## WRITTEN REQUEST
Leaving out every picture, retype the lines below from the top through the one that contains "var augRydStick = [28, 17, 33, 5, 3, 2, 1.5, 1];".

## DATA BLOCK
>>>

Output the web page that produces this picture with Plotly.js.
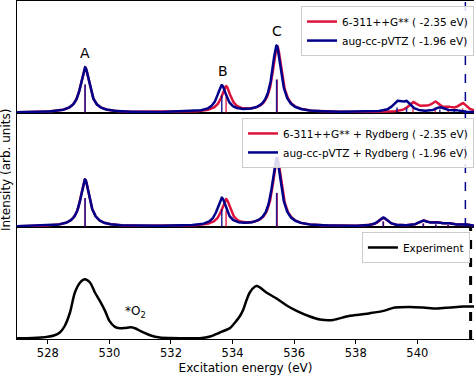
<!DOCTYPE html>
<html>
<head>
<meta charset="utf-8">
<script src="https://cdn.plot.ly/plotly-3.0.1.min.js"></script>
<style>html,body{margin:0;padding:0;background:#fff;}#chart{width:474px;height:379px;}</style>
</head>
<body>
<div id="chart"></div>
<script>
// ---- Data ----
// Calculated transitions: energies (eV), broadened-peak amplitudes, stick intensities (arb. units)
var sixE      = [529.21, 533.79, 535.45, 539.86, 540.22, 540.58, 541.0, 541.47];
var sixAmp    = [45, 25.5, 66, 9, 3, 9, 3, 8.5];
var sixStick  = [28, 16, 33, 5, 2, 5, 2, 4];

var augE      = [529.21, 533.65, 535.43, 539.34, 539.65, 540.73, 541.2];
var augAmp    = [45, 26.5, 66.5, 9, 9, 4.5, 2];
var augStick  = [28, 17, 33, 5, 5, 3, 1.5];

var sixRydE     = [529.21, 533.79, 535.45, 538.9, 540.2, 540.6, 541.0, 541.5];
var sixRydAmp   = [46, 26, 66.5, 8, 5, 3, 2.5, 2];
var sixRydStick = [28, 16, 33, 5, 3, 2, 1.5, 1];

var augRydE     = [529.21, 533.65, 535.43, 538.89, 540.19, 540.6, 541.0, 541.5];
var augRydAmp   = [46, 27.5, 67, 8.5, 5, 3, 2.5, 2];
var augRydStick = [28, 17, 33, 5, 3, 2, 1.5, 1];

// Experimental spectrum
var expE = [527.0, 527.5, 528.0, 528.2, 528.39, 528.55, 528.72, 528.88, 529.05, 529.2, 529.37, 529.53, 529.69, 529.86, 530.0, 530.18, 530.34, 530.5, 530.7, 530.85, 531.0, 531.16, 531.32, 531.64, 531.97, 532.5, 532.94, 533.27, 533.59, 533.75, 533.92, 534.08, 534.24, 534.35, 534.45, 534.56, 534.73, 534.8, 534.89, 535.1, 535.43, 535.76, 536.08, 536.51, 536.84, 537.27, 537.7, 538.03, 538.46, 538.9, 539.27, 539.76, 540.19, 540.63, 541.06, 541.49, 541.84];
var expI = [0.2, 0.4, 1.7, 3, 6, 12.5, 26, 46, 56, 59.3, 56, 46, 37.6, 27.6, 17.6, 11.6, 10.3, 10.5, 11.2, 10, 7.6, 5.3, 3.3, 1, 0.5, 0.3, 0.3, 2, 6, 8, 10.5, 16, 22.5, 29, 38, 46, 52, 52.5, 51, 46, 40, 33, 27.6, 22, 19, 18.6, 22, 23.6, 25.3, 27.6, 31, 31.6, 31, 30, 31, 32, 32];

var peakLabels = ['A', 'B', 'C'];
var labelEnergies = [529.21, 533.7, 535.43];
var labelHeights = [45, 27, 67];

var sixName = '6-311++G** ( -2.35 eV)';
var augName = 'aug-cc-pVTZ ( -1.96 eV)';
var sixRydName = '6-311++G** + Rydberg ( -2.35 eV)';
var augRydName = 'aug-cc-pVTZ + Rydberg ( -1.96 eV)';
var expName = 'Experiment';

var ionLimitCalc = 541.56;
var ionLimitExp = 541.73;
var xRange = [527, 541.84];
var hwhm = 0.18;

// ---- Helpers ----
function broaden(E, A) {
  var xs = [], ys = [];
  for (var x = xRange[0]; x <= xRange[1] + 1e-9; x += 0.01) {
    var s = 0;
    for (var k = 0; k < E.length; k++) {
      var d = x - E[k];
      s += A[k] * hwhm * hwhm / (d * d + hwhm * hwhm);
    }
    xs.push(x); ys.push(s);
  }
  return {x: xs, y: ys};
}
function sticks(E, H) {
  var xs = [], ys = [];
  for (var k = 0; k < E.length; k++) { xs.push(E[k], E[k], null); ys.push(0, H[k], null); }
  return {x: xs, y: ys};
}

var RED = '#DC143C', BLUE = '#00008B';
var traces = [];
function addCalc(E, A, H, name, color, xa, ya, leg) {
  var s = sticks(E, H);
  traces.push({x: s.x, y: s.y, xaxis: xa, yaxis: ya, mode: 'lines', line: {color: color, width: 1.5}, opacity: 0.85, showlegend: false, hoverinfo: 'skip'});
  var c = broaden(E, A);
  traces.push({x: c.x, y: c.y, xaxis: xa, yaxis: ya, mode: 'lines', name: name, line: {color: color, width: 2.5}, legend: leg});
}
// top panel
addCalc(sixE, sixAmp, sixStick, sixName, RED, 'x3', 'y3', 'legend');
addCalc(augE, augAmp, augStick, augName, BLUE, 'x3', 'y3', 'legend');
// middle panel
addCalc(sixRydE, sixRydAmp, sixRydStick, sixRydName, RED, 'x2', 'y2', 'legend2');
addCalc(augRydE, augRydAmp, augRydStick, augRydName, BLUE, 'x2', 'y2', 'legend2');
// bottom panel
traces.push({x: expE, y: expI, xaxis: 'x', yaxis: 'y', mode: 'lines', name: expName, line: {color: '#000', width: 2.5, shape: 'spline', smoothing: 0.8}, legend: 'legend3'});

var FONT = 'DejaVu Sans, sans-serif';
var d1 = 112 / 338, d2 = 226 / 338;
function xax(anchor, labels) {
  var a = {anchor: anchor, range: xRange, showgrid: false, zeroline: false, showline: true, mirror: true,
    linecolor: '#000', linewidth: 1, showticklabels: labels, ticks: labels ? 'outside' : '', ticklen: 3.5, tickwidth: 1,
    tickcolor: '#000', tickvals: [528, 530, 532, 534, 536, 538, 540], tickfont: {family: FONT, size: 11.5, color: '#000'}};
  if (labels) a.title = {text: 'Excitation energy (eV)', font: {family: FONT, size: 12, color: '#000'}, standoff: 4};
  return a;
}
function yax(domain) {
  return {domain: domain, range: [-0.5, 111.5], showgrid: false, zeroline: false, showline: true, linecolor: '#000', linewidth: 1, showticklabels: false, ticks: ''};
}
function leg(y, x) {
  return {x: x, y: y, xanchor: 'right', yanchor: 'top', bgcolor: 'rgba(255,255,255,0.85)', bordercolor: '#cccccc', borderwidth: 1,
    font: {family: FONT, size: 10.5, color: '#000'}, itemwidth: 30, tracegroupgap: 0};
}

var annotations = [];
for (var i = 0; i < peakLabels.length; i++) {
  annotations.push({x: labelEnergies[i], y: labelHeights[i], xref: 'x3', yref: 'y3', text: peakLabels[i], showarrow: false,
    yanchor: 'bottom', yshift: 5, font: {family: FONT, size: 14, color: '#000'}});
}
annotations.push({x: 530.86, y: 27, xref: 'x', yref: 'y', text: '*O<sub>2</sub>', showarrow: false, font: {family: FONT, size: 12, color: '#000'}});
annotations.push({x: -0.024, y: 0.5, xref: 'paper', yref: 'paper', text: 'Intensity (arb. units)', textangle: -90, showarrow: false,
  xanchor: 'center', yanchor: 'middle', font: {family: FONT, size: 12, color: '#000'}});

var layout = {
  width: 474, height: 379,
  margin: {l: 17, r: 0, t: 1, b: 40},
  paper_bgcolor: '#fff', plot_bgcolor: '#fff',
  font: {family: FONT, color: '#000'},
  xaxis: xax('y', true),
  xaxis2: xax('y2', false),
  xaxis3: xax('y3', false),
  yaxis: yax([0, d1]),
  yaxis2: yax([d1, d2]),
  yaxis3: yax([d2, 1]),
  legend: leg(0.985, 1),
  legend2: leg(0.654, 1),
  legend3: leg(0.3166, 0.991),
  annotations: annotations,
  shapes: [
    {type: 'line', xref: 'x3', yref: 'paper', x0: ionLimitCalc, x1: ionLimitCalc, y0: d1, y1: 1, line: {color: BLUE, width: 1.5, dash: 'dash'}},
    {type: 'line', xref: 'x', yref: 'y domain', x0: ionLimitExp, x1: ionLimitExp, y0: 0, y1: 1, line: {color: '#000', width: 3, dash: 'dash'}}
  ],
  showlegend: true
};

Plotly.newPlot('chart', traces, layout, {staticPlot: true, displayModeBar: false});
</script>
</body>
</html>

<<<

## COMPLETE RESPONSE
Output the web page that produces this picture with Plotly.js.
<!DOCTYPE html>
<html>
<head>
<meta charset="utf-8">
<script src="https://cdn.plot.ly/plotly-3.0.1.min.js"></script>
<style>html,body{margin:0;padding:0;background:#fff;}#chart{width:474px;height:379px;}</style>
</head>
<body>
<div id="chart"></div>
<script>
// ---- Data ----
// Calculated transitions: energies (eV), broadened-peak amplitudes, stick intensities (arb. units)
var sixE      = [529.21, 533.79, 535.45, 539.86, 540.22, 540.58, 541.0, 541.47];
var sixAmp    = [45, 25.5, 66, 9, 3, 9, 3, 8.5];
var sixStick  = [28, 16, 33, 5, 2, 5, 2, 4];

var augE      = [529.21, 533.65, 535.43, 539.34, 539.65, 540.73, 541.2];
var augAmp    = [45, 26.5, 66.5, 9, 9, 4.5, 2];
var augStick  = [28, 17, 33, 5, 5, 3, 1.5];

var sixRydE     = [529.21, 533.79, 535.45, 538.9, 540.2, 540.6, 541.0, 541.5];
var sixRydAmp   = [46, 26, 66.5, 8, 5, 3, 2.5, 2];
var sixRydStick = [28, 16, 33, 5, 3, 2, 1.5, 1];

var augRydE     = [529.21, 533.65, 535.43, 538.89, 540.19, 540.6, 541.0, 541.5];
var augRydAmp   = [46, 27.5, 67, 8.5, 5, 3, 2.5, 2];
var augRydStick = [28, 17, 33, 5, 3, 2, 1.5, 1];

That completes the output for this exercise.